Nature of Business Relationship
The court differentiated between the roles of the defendant and its distributor, asserting that the relationship was one of vendor and vendee rather than principal and agent. This distinction was crucial because it indicated that the distributor operated independently and was not acting on behalf of the defendant. The court pointed out that the distributor purchased products from the defendant and subsequently sold them, without any authority to represent the defendant in a broader capacity. This independent operation reinforced the argument that the defendant was not conducting business in Minnesota. Moreover, the defendant's business activities were primarily conducted through interstate commerce, further removing it from the purview of Minnesota jurisdiction.
Temporary Visits by Corporate Officers
The court clarified that the president's occasional visits to Minnesota did not constitute doing business within the state. During these visits, the president engaged in discussions with the distributor but did not solicit orders or conduct any transactions for the defendant. The court cited precedents where similar temporary visits by corporate officers were deemed insufficient to establish jurisdiction, emphasizing that mere presence for discussions or negotiations did not equate to conducting business.
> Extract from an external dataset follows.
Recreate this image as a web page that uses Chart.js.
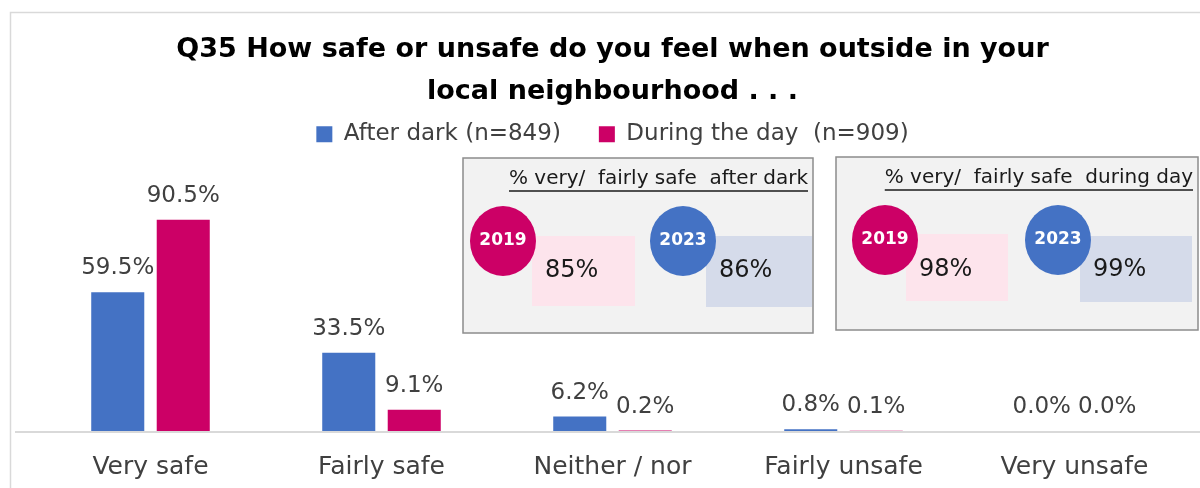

It reiterated that the activities of the defendant had to meet a specific legal standard to warrant jurisdiction, which was not satisfied by the president's visits alone. The court concluded that such limited interactions did not establish a sufficient business nexus with the state of Minnesota.
Legal Precedents and Standards
The court supported its ruling by referencing several legal precedents that defined the concept of "doing business" and the necessary criteria for establishing jurisdiction. It highlighted that the general rule derived from various decisions affirmed the need for a corporation's activities to be substantial enough to justify local jurisdiction. The court cited cases such as Philadelphia Reading R.R. Co. v. McKibbin and People's Tobacco Co. v. American Tobacco Co., which articulated that a corporation's presence in a state must be more than nominal or incidental. The court asserted that the defendant's limited activities, primarily conducted from Washington, D.C., did not meet these established standards for jurisdiction. Consequently, the weight of authority supported the defendant's position that it was not subject to Minnesota's jurisdiction based on its business practices.
Conclusion of the Court
Ultimately, the court granted the defendant's motion to quash the service of process and dismiss the case, concluding that the Briggs Clarifier Company was not doing business in Minnesota. The judgment was based on the finding that the defendant lacked a significant business presence in the state, which was essential for establishing jurisdiction. The court's decision underscored the importance of a corporation's operational ties to the state in determining jurisdiction and the necessity of meeting legal standards for service of process. The ruling reaffirmed the principle that jurisdiction over a foreign corporation requires more than just sporadic interactions or the presence of its officers within the state. As a result, the court found in favor of the defendant, effectively dismissing the lawsuit due to lack of jurisdiction.